Michel Bernard se centre sur quelques tableaux de Monet, comme « le Déjeuner sur l'herbe, » peint en réponse au Déjeuner de Manet, peint trois ans avant, ou sa « Femme en vert. » Monet vient de rencontrer Camille, ils sont amoureux, et la figure de trois quarts, nous tournant presque le dos, présente tous les signes, dit l'auteur, d'une nuit d'amour agitée, et tous les ingrédients d'une grande peinture, qui plait immédiatement au public, alors que son déjeuner sur l'herbe ne plait pas tellement.
Dans les « Femmes au jardin » Monet, fou d'amour, peint Camille trois fois, seule la fiancée de Frédéric Bazille est peinte debout derrière à gauche.
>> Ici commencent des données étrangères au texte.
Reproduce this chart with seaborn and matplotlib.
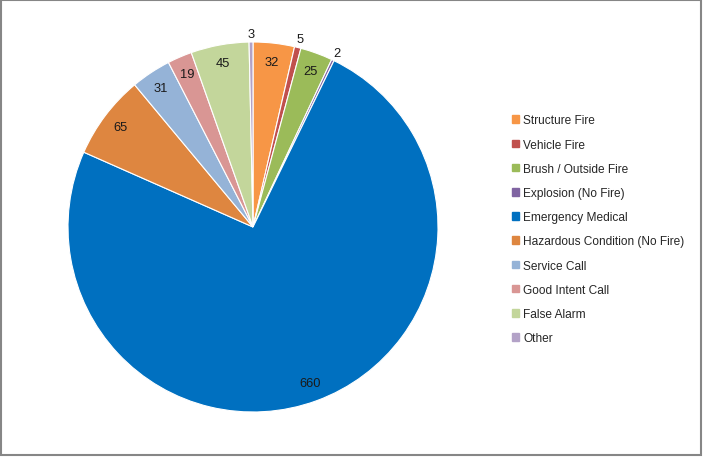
import matplotlib
matplotlib.use('Agg')
import matplotlib.pyplot as plt
import seaborn as sns
import numpy as np
from matplotlib.patches import Rectangle

# call types and counts
categories = ['Structure Fire', 'Vehicle Fire', 'Brush / Outside Fire', 'Explosion (No Fire)',
              'Emergency Medical', 'Hazardous Condition (No Fire)', 'Service Call',
              'Good Intent Call', 'False Alarm', 'Other']
counts = [32, 5, 25, 2, 660, 65, 31, 19, 45, 3]
colors = ['#F79646', '#C0504D', '#9BBB59', '#8064A2', '#0070C0',
          '#DE8640', '#95B3D7', '#D99694', '#C3D69B', '#B3A2C7']

sns.set_theme(style="white")
plt.rcParams['font.family'] = ['Liberation Sans', 'DejaVu Sans']
palette = sns.color_palette(colors)

W, H = 705, 460
fig = plt.figure(figsize=(W / 100, H / 100), dpi=100)
cx, cy, r = 253, 228, 185
ax = fig.add_axes([(cx - r) / W, (H - cy - r) / H, 2 * r / W, 2 * r / H])

wedges, _ = ax.pie(counts, colors=palette, startangle=90, counterclock=False,
                   wedgeprops={'edgecolor': 'white', 'linewidth': 0.8})
ax.set_xlim(-1, 1)
ax.set_ylim(-1, 1)
ax.set_aspect('equal')

# data labels: inside for big slices, outside for tiny ones
for w, v in zip(wedges, counts):
    ang = np.deg2rad((w.theta1 + w.theta2) / 2)
    d = 0.9 if v >= 10 else 1.045
    ax.text(d * np.cos(ang), d * np.sin(ang), str(v), ha='center', va='center',
            fontsize=9.3, color='#1a1a1a')

handles = [Rectangle((0, 0), 1, 1, color=c) for c in palette]
fig.legend(handles, categories, loc='upper left', bbox_to_anchor=(512 / W, 1 - 115.5 / H),
           bbox_transform=fig.transFigure, frameon=False, fontsize=8.6,
           handlelength=0.6, handleheight=0.6, handletextpad=0.35,
           labelspacing=1.02, borderpad=0, borderaxespad=0)

fig.patches.append(Rectangle((0.5 / W, 1 - 456 / H), 700 / W, 455.5 / H, fill=False,
                             edgecolor='#868686', linewidth=1.5,
                             transform=fig.transFigure, figure=fig))

fig.savefig('out.png', dpi=100)
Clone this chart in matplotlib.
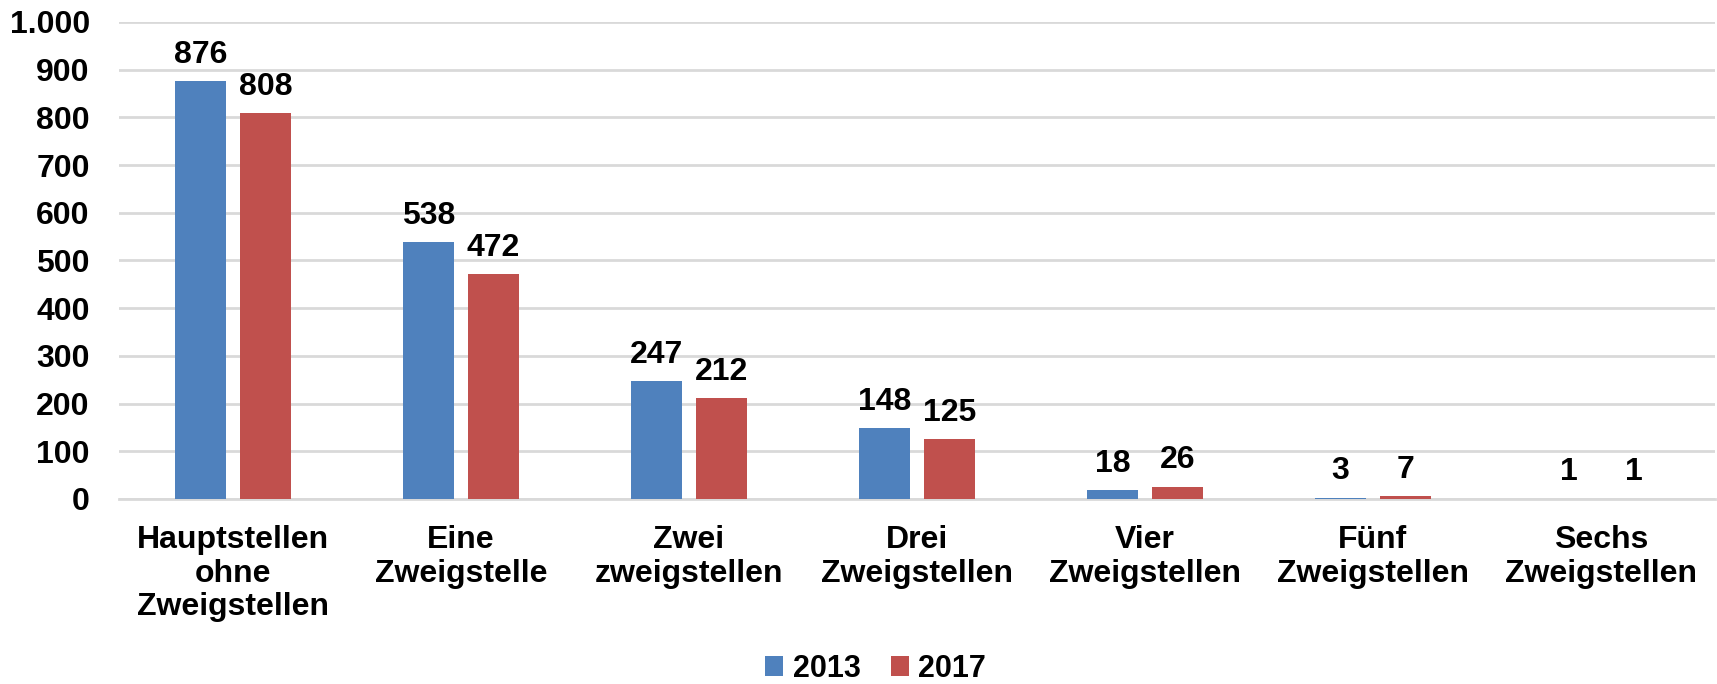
import matplotlib
matplotlib.use("Agg")
import matplotlib.pyplot as plt
import numpy as np

categories = ["Hauptstellen\nohne\nZweigstellen", "Eine\nZweigstelle", "Zwei\nzweigstellen",
              "Drei\nZweigstellen", "Vier\nZweigstellen", "Fünf\nZweigstellen", "Sechs\nZweigstellen"]
vals_2013 = [876, 538, 247, 148, 18, 3, 1]
vals_2017 = [808, 472, 212, 125, 26, 7, 1]
years = ["2013", "2017"]
yticks = [0, 100, 200, 300, 400, 500, 600, 700, 800, 900, 1000]
ytick_labels = ["0", "100", "200", "300", "400", "500", "600", "700", "800", "900", "1.000"]

plt.rcParams["font.family"] = ["Liberation Sans", "DejaVu Sans"]
plt.rcParams["font.weight"] = "bold"

fig = plt.figure(figsize=(17.17, 6.84), dpi=100)
ax = fig.add_axes([0.0693, 0.2705, 0.9295, 0.6975])

x = np.arange(len(categories))
w = 0.224
off = 0.1425
b1 = ax.bar(x - off, vals_2013, w, color="#4F81BD", label=years[0], zorder=3)
b2 = ax.bar(x + off, vals_2017, w, color="#C0504D", label=years[1], zorder=3)

for bars in (b1, b2):
    for r in bars:
        ax.annotate(str(int(r.get_height())), (r.get_x() + r.get_width() / 2, r.get_height()),
                    xytext=(0, 8), textcoords="offset points", ha="center", va="bottom",
                    fontsize=23, fontweight="bold")

ax.set_xlim(-0.5, len(categories) - 0.5)
ax.set_ylim(0, 1000)
ax.set_yticks(yticks)
ax.set_yticklabels(ytick_labels)
ax.set_xticks(x)
ax.set_xticklabels(categories, linespacing=1.15)
ax.tick_params(axis="y", length=0, pad=21, labelsize=23)
ax.tick_params(axis="x", length=0, pad=19, labelsize=23)
ax.grid(axis="y", color="#D9D9D9", linewidth=2, zorder=0)
for s in ["top", "right", "left"]:
    ax.spines[s].set_visible(False)
ax.spines["bottom"].set_color("#D9D9D9")
ax.spines["bottom"].set_linewidth(2)

fig.legend(loc="center", bbox_to_anchor=(0.51, 0.022), ncol=2, frameon=False,
           handlelength=0.6, handleheight=0.6, handletextpad=0.3,
           columnspacing=1.0, borderpad=0.1, prop={"weight": "bold", "size": 22})

fig.savefig("out.png", dpi=100)
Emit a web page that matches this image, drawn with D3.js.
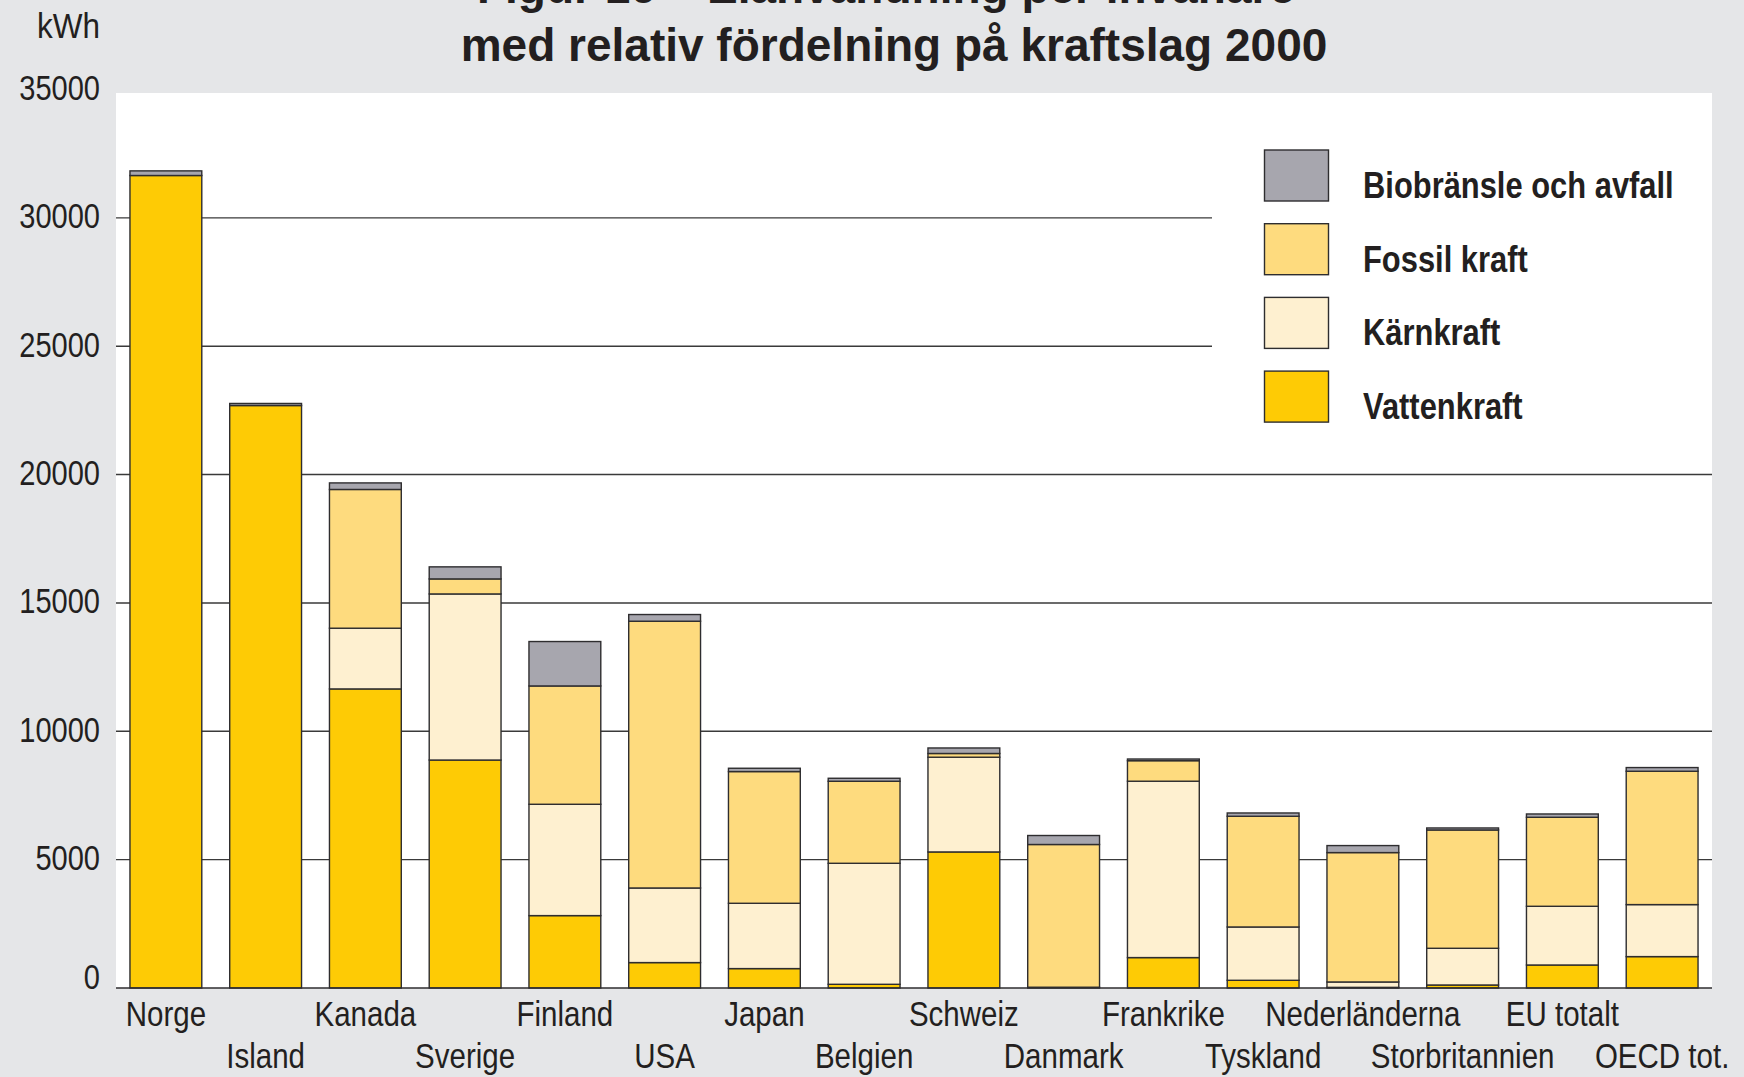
<!DOCTYPE html>
<html>
<head>
<meta charset="utf-8">
<script src="https://cdn.jsdelivr.net/npm/d3@7"></script>
<style>
  html, body { margin: 0; padding: 0; background: #e5e6e8; }
  svg { display: block; }
</style>
</head>
<body>
<div id="chart"></div>
<script>
// --- data (kWh per invånare, 2000) ---
const countries = ["Norge", "Island", "Kanada", "Sverige", "Finland", "USA", "Japan", "Belgien",
    "Schweiz", "Danmark", "Frankrike", "Tyskland", "Nederländerna", "Storbritannien", "EU totalt", "OECD tot."];
const vattenkraft = [31650, 22690, 11650, 8880, 2820, 990, 756, 144, 5300, 30, 1185, 300, 25, 117, 896, 1223];
const karnkraft   = [0, 0, 2365, 6470, 4337, 2906, 2544, 4714, 3690, 0, 6870, 2077, 210, 1430, 2287, 2026];
const fossilkraft = [0, 0, 5405, 585, 4609, 10391, 5131, 3195, 145, 5560, 800, 4313, 5040, 4609, 3467, 5194];
const biobransle  = [180, 80, 255, 470, 1730, 261, 129, 117, 215, 350, 65, 128, 273, 78, 129, 144];

const seriesKeys   = ["Vattenkraft", "Kärnkraft", "Fossil kraft", "Biobränsle och avfall"];
const seriesColors = ["#fecb05", "#fef0d0", "#fedb7e", "#a7a6ae"];
const yTicks = [0, 5000, 10000, 15000, 20000, 25000, 30000, 35000];

const titleLines = ["Figur 16 – Elanvändning per invånare", "med relativ fördelning på kraftslag 2000"];
const unitLabel = "kWh";

// --- layout ---
const W = 1744, H = 1077;
const plot = { left: 116, right: 1712, top: 93, bottom: 988 };
const gridStopX = 1212;      // short gridlines behind legend
const legendBottom = 430;
const font = "'Liberation Sans', Arial, Helvetica, sans-serif";
const ink = "#231f20";

// no condensed face installed, so squeeze the regular one horizontally
function placeText(sel, fx, fy, sx) {
    sel.attr("transform", (d, i) => `translate(${fx(d, i)},${fy(d, i)}) scale(${sx},1)`);
}

const rows = countries.map((c, i) => ({
    country: c,
    "Vattenkraft": vattenkraft[i],
    "Kärnkraft": karnkraft[i],
    "Fossil kraft": fossilkraft[i],
    "Biobränsle och avfall": biobransle[i]
}));

const svg = d3.select("#chart").append("svg")
    .attr("width", W)
    .attr("height", H);

svg.append("rect").attr("width", W).attr("height", H).attr("fill", "#e5e6e8");
svg.append("rect")
    .attr("x", plot.left).attr("y", plot.top)
    .attr("width", plot.right - plot.left).attr("height", plot.bottom - plot.top)
    .attr("fill", "#ffffff");

const x = d3.scaleBand()
    .domain(countries)
    .range([plot.left, plot.right])
    .paddingInner(0.28)
    .paddingOuter(0.14);

const y = d3.scaleLinear()
    .domain([0, 35000])
    .range([plot.bottom, 89.5]);

const color = d3.scaleOrdinal().domain(seriesKeys).range(seriesColors);

// gridlines
svg.append("g").selectAll("line")
    .data(yTicks.filter(t => t > 0 && t < 35000))
    .enter().append("line")
    .attr("x1", plot.left)
    .attr("x2", d => y(d) < legendBottom ? gridStopX : plot.right)
    .attr("y1", d => y(d)).attr("y2", d => y(d))
    .attr("stroke", "#3a3a3a")
    .attr("stroke-width", 1.4);

// stacked bars
const stacked = d3.stack().keys(seriesKeys)(rows);

svg.append("g").selectAll("g")
    .data(stacked)
    .enter().append("g")
    .attr("fill", d => color(d.key))
    .selectAll("rect")
    .data(d => d.filter(s => s[1] - s[0] > 0))
    .enter().append("rect")
    .attr("x", d => x(d.data.country))
    .attr("width", x.bandwidth())
    .attr("y", d => y(d[1]))
    .attr("height", d => y(d[0]) - y(d[1]))
    .attr("stroke", "#2e2d2f")
    .attr("stroke-width", 1.4);

// baseline
svg.append("line")
    .attr("x1", plot.left).attr("x2", plot.right)
    .attr("y1", y(0)).attr("y2", y(0))
    .attr("stroke", "#2e2d2f")
    .attr("stroke-width", 1.6);

// y tick labels
svg.append("g").selectAll("text")
    .data(yTicks)
    .enter().append("text")
    .attr("text-anchor", "end")
    .attr("font-family", font)
    .attr("font-size", 35)
    .attr("fill", ink)
    .text(d => d)
    .call(placeText, () => 100, d => y(d) + (d === 0 ? 1 : 10.5), 0.83);

svg.append("text")
    .attr("text-anchor", "end")
    .attr("font-family", font)
    .attr("font-size", 35)
    .attr("fill", ink)
    .text(unitLabel)
    .call(placeText, () => 100, () => 38, 0.9);

// category labels, staggered on two rows
svg.append("g").selectAll("text")
    .data(countries)
    .enter().append("text")
    .attr("text-anchor", "middle")
    .attr("font-family", font)
    .attr("font-size", 36)
    .attr("fill", ink)
    .text(d => d)
    .call(placeText, d => x(d) + x.bandwidth() / 2, (d, i) => i % 2 === 0 ? 1026 : 1068, 0.82);

// title (first line is cut at the top edge, as in the printed figure)
svg.append("g").selectAll("text")
    .data(titleLines)
    .enter().append("text")
    .attr("x", (d, i) => i === 0 ? 886 : 894)
    .attr("y", (d, i) => 3 + i * 58)
    .attr("text-anchor", "middle")
    .attr("font-family", font)
    .attr("font-weight", "bold")
    .attr("font-size", 46)
    .attr("fill", ink)
    .text(d => d);

// legend, top to bottom: Bio, Fossil, Kärn, Vatten
const legendKeys = seriesKeys.slice().reverse();
const legend = svg.append("g").selectAll("g")
    .data(legendKeys)
    .enter().append("g")
    .attr("transform", (d, i) => `translate(1264.5,${150 + i * 73.7})`);

legend.append("rect")
    .attr("width", 64).attr("height", 51)
    .attr("fill", d => color(d))
    .attr("stroke", "#2e2d2f")
    .attr("stroke-width", 1.4);

legend.append("text")
    .attr("font-family", font)
    .attr("font-weight", "bold")
    .attr("font-size", 37)
    .attr("fill", ink)
    .text(d => d)
    .call(placeText, () => 98.5, () => 48, 0.835);
</script>
</body>
</html>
Avec les reproductions de ces quelques tableaux, peignant Camille, le livre revient sur l'amitié qui lie le peintre à Renoir, à Fréderic Bazille, qui lui achètera « les Femmes au jardin, » cédé par la suite à Manet, et à beaucoup de peintres impressionnistes.
Bazille meurt très jeune à Verdun, il laisse un sentiment d'abandon à Monet, puisque ce dernier lui confirmait qu'il était un grand peintre. « Il devait beaucoup à l'admiration de Bazille ».
Car Monet ne sait faire que peindre, sans que ce besoin le comble ni jamais le satisfasse. Il recommence, il détruit, écoeuré par ce qui ne lui plait pas (Camille, comme Clémenceau, sauveront quelques tableaux de l'autodafé) pire encore, lorsqu'il pense avoir atteint une adéquation entre sa vision et ses couches de couleurs, il change. Il cherche, en génial peintre qu'il est, avec angoisse, inquiétude et colère, l'impossible traduction d'une insatisfaisante manière de voir la lumière, les ors des robes des femmes, leur blanc qui se juxtapose au blanc du sable.
Comme la nature change, que les couleurs de la mer et du ciel ne sont jamais pareilles, Monet change et méprise le fait d'avoir fini. Il recommence, après les longues séries des meules de foin et des cathédrales de Rouen, encore et encore, en une longue recherche jamais terminée. Ces séries sont intéressantes non pas par la répétition, au contraire, par la mise en évidence que rien n'est immuable.
Et il passe à autre chose.
Fixer l'impermanence, et ne jamais s'en satisfaire.
Avant les Nymphéas, lors de la mort prématurée de Camille, il la peindra, blanche sous un voile blanc, « pour montrer à la face du monde, une dernière fois, le visage » de la femme aimée. Sur la signature, en haut du t, il dessine un petit coeur.
Seul le tableau « la femme en vert » est exposé à Brème, les trois autres dont parle
Michel Bernard peuvent être vus au
Musée d'Orsay.
Avec poésie, avec tendresse, l'auteur tisse autour de ces toiles tout un pan de l'histoire du peintre. Depuis le manque d'argent de Monet, de l'aide qu'il recevra de Bazille, de l'aide qu'il recevra de Camille qui le calme doucement, de l'aide qu'il apportera aux démunis quand il sera reconnu le grand peintre qu'il est, de la souscription pour aider la veuve de Manet, de son opération de la cataracte ( un peintre aveugle, cela ne s'est jamais vu) de l'amitié avec Clémenceau, voilà une vie dévoilée.
Pourquoi Deux remords ? Deux morts, celle de Bazille, celle de Camille (rien n'est dit sur la mort de Jean son fils,), ce serait donc plutôt deux chagrins de Claude Monet.
En tous cas, excellent livre pour les amoureux de la poésie.